You can probably imagine how our meeting went. He thought she was an insufferable dictator while she thought she was he was a ne’er do well. And so when I met with them they both tried to convince me that the other was wrong. I suggested that they move beyond how they were raised in their families and decide how they wanted their family would spend Saturday morning. It was a hard discussion and truthfully I’m no longer in contact with them. But I hope they found a way forward that worked for their family.

And here’s my other hope: I don’t hope that he “won” and they spent the morning eating bacon and eggs. Likewise I don’t hope that she “won” and by noon on Saturday the house was spotless. This happened over twenty years ago and I hope they found a path that made Saturday mornings sane. But even more I hope their discussions, negotiations, and solutions made them understand that as followers of Christ they were called to move beyond their understanding and honestly find a path forward that honored both of them. And I didn’t want them to find a compromise that simply divided their anger. I wanted them to find a path that brought both of them closer to each other and, frankly, closer to God.

In a funny way, I think this sets the table for the Gospel. I know this will cause some blowback, but I believe that God is not fair. Because honestly, fairness is really a childlike value. The phrase “That’s not fair” normally happens only on primary school playgrounds (or, in the last 8 months, in the Oval Office). Children obsess with fairness: they make certain that they receive as much ice cream as their siblings, or as nice a bike as their best friend.

But children have little or no idea about justice. Fairness gives no awareness of the possibility that one child does not love ice cream or another wants a bicycle more than anything else.

And this Gospel gives us no respect for childlike fairness. God’s justice makes fairness silly. When the workers agreed to a full day’s wages for a full day’s work, it was fair. And it was just. None of those who worked a full day could reasonably complain to the landowner about being cheated because they agreed to their pay. They were fine until the landowner paid the part time workers the same they were paid. Only then did the full day workers feel they were cheated, that the landowner was being unfair.

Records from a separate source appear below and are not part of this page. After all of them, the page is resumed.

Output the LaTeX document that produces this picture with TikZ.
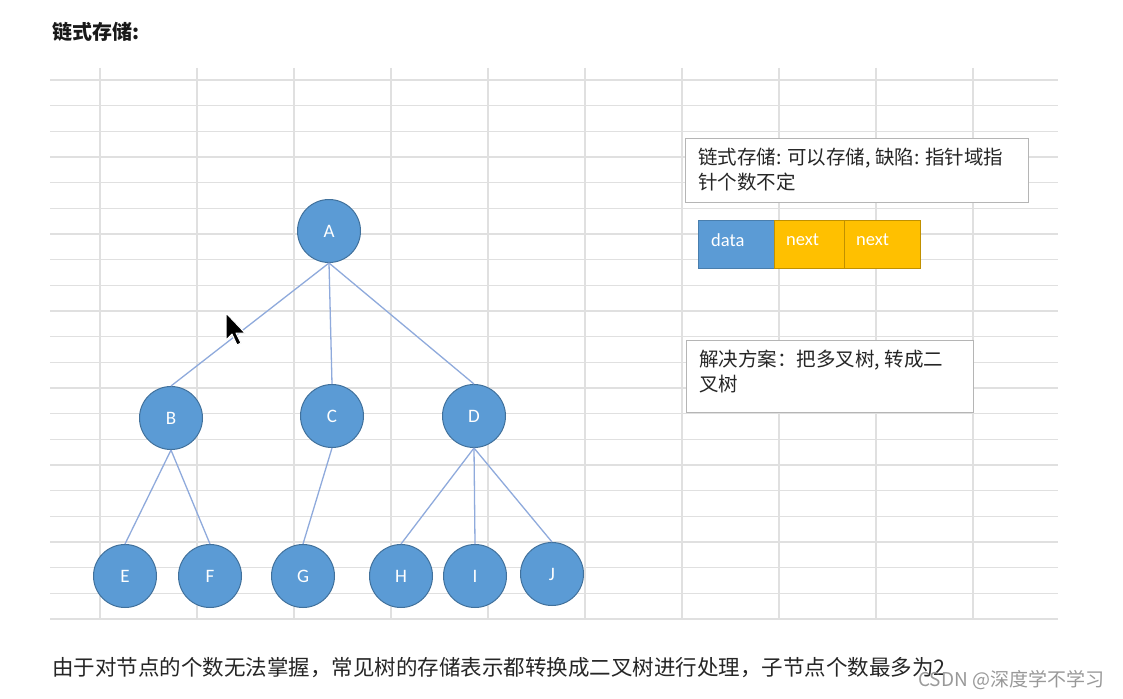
\documentclass[tikz,border=0pt]{standalone}
\usepackage{fontspec}
\setmainfont{Noto Sans CJK SC}
\newfontfamily\latf{Carlito}
\definecolor{gridc}{HTML}{E0E0E0}
\definecolor{nodefill}{HTML}{5B9BD5}
\definecolor{nodeline}{HTML}{41719C}
\definecolor{edgec}{HTML}{8FAADC}
\definecolor{gold}{HTML}{FFC000}
\definecolor{goldline}{HTML}{C09000}
\definecolor{boxline}{HTML}{B5B5B5}
\begin{document}
\begin{tikzpicture}[x=1pt,y=-1pt,
  gridline/.style={draw=gridc, line width=1.2pt},
  tnode/.style={circle, fill=nodefill, draw=nodeline, line width=1pt, minimum size=63pt, inner sep=0pt, text=white, font=\latf\fontsize{19}{21}\selectfont},
  edge/.style={draw=edgec, line width=1.3pt},
  notebox/.style={rectangle, draw=boxline, fill=white, line width=1.2pt, inner sep=0pt, anchor=north west},
  notetext/.style={anchor=base west, inner sep=0pt, font=\fontsize{19.5}{25}\selectfont, text=black!85},
  cell/.style={rectangle, inner sep=0pt, minimum height=48pt, line width=0.8pt, anchor=north west},
  celltext/.style={anchor=west, inner sep=0pt, text=white, font=\latf\fontsize{18.5}{21}\selectfont}
]
\useasboundingbox (0,0) rectangle (1123,698);
\fill[white] (0,0) rectangle (1123,698);
% grid
\foreach \k in {0,...,21} \draw[gridline] (50,{80+25.667*\k}) -- (1058,{80+25.667*\k});
\foreach \k in {0,...,9} \draw[gridline] ({100+97*\k},68) -- ({100+97*\k},619);
% title
\node[anchor=base west, inner sep=0pt, font=\bfseries\fontsize{20}{24}\selectfont, text=black!90] (title) at (52,40) {链式存储:};
% tree nodes
\node[tnode] (A) at (329,231) {A};
\node[tnode] (B) at (171,418) {B};
\node[tnode] (C) at (332,416) {C};
\node[tnode] (D) at (474,416) {D};
\node[tnode] (E) at (125,576) {E};
\node[tnode] (F) at (210,576) {F};
\node[tnode] (G) at (303,576) {G};
\node[tnode] (H) at (401,576) {H};
\node[tnode] (I) at (475,576) {I};
\node[tnode] (J) at (552,574) {J};
\foreach \p/\c in {A/B,A/C,A/D,B/E,B/F,C/G,D/H,D/I,D/J}
  \draw[edge] (\p.south) -- (\c.north);
% note box 1
\node[notebox, minimum width=343pt, minimum height=64pt] (box1) at (685,138) {};
\node[notetext] (box1a) at (698,164) {链式存储: 可以存储, 缺陷: 指针域指};
\node[notetext] (box1b) at (698,189) {针个数不定};
% cells
\node[cell, fill=nodefill, draw=nodeline!70!nodefill, minimum width=76pt] (data) at (698,220) {};
\node[cell, fill=gold, draw=goldline, minimum width=70pt] (next1) at (774,220) {};
\node[cell, fill=gold, draw=goldline, minimum width=76pt] (next2) at (844,220) {};
\node[celltext] (datat) at (711,240) {data};
\node[celltext] (next1t) at (786,240) {next};
\node[celltext] (next2t) at (856,240) {next};
% note box 2
\node[notebox, minimum width=287pt, minimum height=72pt] (box2) at (686,340) {};
\node[notetext] (box2a) at (699,366) {解决方案：把多叉树, 转成二};
\node[notetext] (box2b) at (699,391) {叉树};
% bottom text
\node[anchor=base west, inner sep=0pt, font=\fontsize{21.5}{25}\selectfont, text=black!85] (bottom) at (52,675) {由于对节点的个数无法掌握，常见树的存储表示都转换成二叉树进行处理，子节点个数最多为2};
% watermark
\node[anchor=base west, inner sep=0pt, font=\fontsize{19}{22}\selectfont, text=black!40] (wm) at (918,686) {CSDN @深度学不学习};
% mouse cursor
\filldraw[draw=white, fill=black, line width=1pt, line join=round] (226,313) -- ++(0,27) -- ++(6,-6) -- ++(5,11) -- ++(4,-2) -- ++(-5,-10) -- ++(9,0) -- cycle;
\end{tikzpicture}
\end{document}
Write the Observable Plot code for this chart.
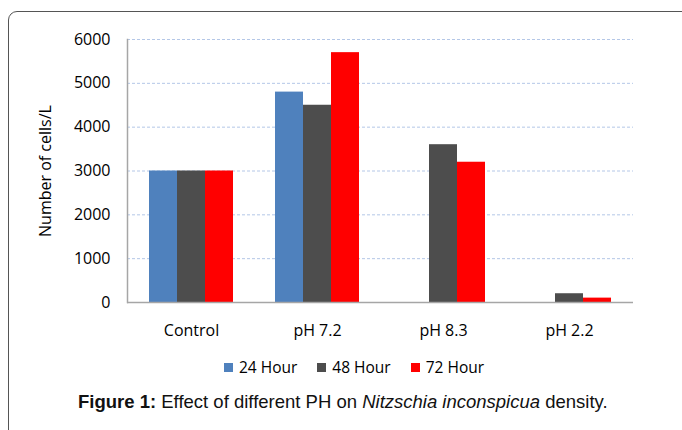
<!DOCTYPE html>
<html>
<head>
<meta charset="utf-8">
<script src="https://cdn.jsdelivr.net/npm/d3@7"></script>
<script src="https://cdn.jsdelivr.net/npm/@observablehq/plot@0.6"></script>
<style>
  html, body { margin: 0; padding: 0; background: #fff; }
  #wrap { position: relative; width: 682px; height: 430px; overflow: hidden; font-family: "Open Sans", sans-serif; }
  #frame { position: absolute; left: 8px; top: 11px; width: 720px; height: 500px; border: 1.5px solid #555; border-radius: 9px; box-sizing: border-box; }
  #chart { position: absolute; left: 0; top: 0; }
  #legend { position: absolute; left: 224px; top: 356px; display: flex; align-items: center; font-size: 15.5px; line-height: 22px; color: #000; white-space: nowrap; }
  #legend .item { display: flex; align-items: center; margin-right: 20px; }
  #legend .sw { width: 9px; height: 9px; margin-right: 6px; }
  #caption { position: absolute; left: 78px; top: 390px; font-family: "Liberation Sans", Arial, sans-serif; font-size: 18.5px; line-height: 24px; color: #111; white-space: nowrap; }
</style>
</head>
<body>
<div id="wrap">
  <div id="frame"></div>
  <div id="chart"></div>
  <div id="legend"></div>
  <div id="caption"><b>Figure 1:</b> Effect of different PH on <i>Nitzschia inconspicua</i> density.</div>
</div>
<script>
const categories = ["Control", "pH 7.2", "pH 8.3", "pH 2.2"];
const seriesNames = ["24 Hour", "48 Hour", "72 Hour"];
const seriesColors = ["#4F81BD", "#4D4D4D", "#FF0000"];
const hour24 = [3000, 4800, null, null];
const hour48 = [3000, 4500, 3600, 200];
const hour72 = [3000, 5700, 3200, 100];
const yTicks = [0, 1000, 2000, 3000, 4000, 5000, 6000];
const yLabel = "Number of cells/L";

const seriesValues = [hour24, hour48, hour72];
const rows = [];
seriesNames.forEach((s, si) => categories.forEach((c, ci) => {
  if (seriesValues[si][ci] != null) rows.push({category: c, series: s, si, value: seriesValues[si][ci]});
}));

const barW = 28;
const barMarks = seriesNames.map((s, si) => Plot.barY(rows.filter(d => d.si === si), {
  x: "category", y: "value", fill: seriesColors[si],
  insetLeft: barW * si, insetRight: barW * (seriesNames.length - 1 - si)
}));

const chart = Plot.plot({
  width: 682,
  height: 345,
  marginLeft: 127,
  marginRight: 49,
  marginTop: 39,
  marginBottom: 43,
  style: {fontFamily: "'Open Sans', sans-serif", fontSize: "16px", color: "#000", background: "transparent"},
  x: {domain: categories, paddingInner: 0.336, paddingOuter: 0.168, label: null},
  y: {domain: [0, 6000], label: null},
  marks: [
    Plot.gridY(yTicks.filter(t => t > 0), {stroke: "#B4C7E7", strokeOpacity: 1, strokeDasharray: "3,2", strokeWidth: 1}),
    ...barMarks,
    Plot.ruleY([0], {stroke: "#A6A6A6", strokeWidth: 1.5}),
    Plot.frame({anchor: "left", stroke: "#A6A6A6", strokeWidth: 1.5}),
    Plot.axisY({ticks: yTicks, tickSize: 0, tickPadding: 17, tickFormat: d => String(d), label: null}),
    Plot.axisX({tickSize: 0, tickPadding: 22, label: null}),
    Plot.text([yLabel], {frameAnchor: "left", textAnchor: "middle", rotate: -90, dx: -82, fontSize: 16, fill: "#000"})
  ]
});
document.getElementById("chart").appendChild(chart);

const legend = document.getElementById("legend");
seriesNames.forEach((s, i) => {
  const item = document.createElement("div");
  item.className = "item";
  const sw = document.createElement("div");
  sw.className = "sw";
  sw.style.background = seriesColors[i];
  const t = document.createElement("span");
  t.textContent = s;
  item.appendChild(sw); item.appendChild(t);
  legend.appendChild(item);
});
</script>
</body>
</html>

The challenge of today’s readings rests on the call to understand God’s ways. When Isaiah tells us that God’s ways are not our ways it doesn’t call us to complacency but instead calls us to seek and understand God’s ways, even when they appear unfair. Just as the landowner’s generosity speaks to his justice, we are called to be OK with God’s generosity with others.

Far and away the most painful conversations I’ve had revolved around who is saved and who is condemned. Two weeks ago I the story of a woman who grew angry with me when I suggested that couples who use birth control aren’t necessarily condemned to eternal punishment. She and her husband regularly taught classes in Natural Family Planning (NFP), a method of avoiding (or choosing) pregnancy without the use of artificial birth control. I never knew this for certain, but it always seemed to me that she found NFP a necessary burden for salvation. My suggestion basically threw her entire world into chaos because I was telling her that her sacrifice gained her nothing. And more chillingly, it appeared to me that part of her enjoyment in Heaven included seeing others suffering because they didn’t make her sacrifice.

I hope I’m wrong about her. A few years ago I received word that she passed away. If her view of God’s justice (or fairness) was as limited as the full day workers in the Gospel, I fear for her. I pray that when I see her in Heaven she’ll tell me that her love for God is greater than her demand for fairness.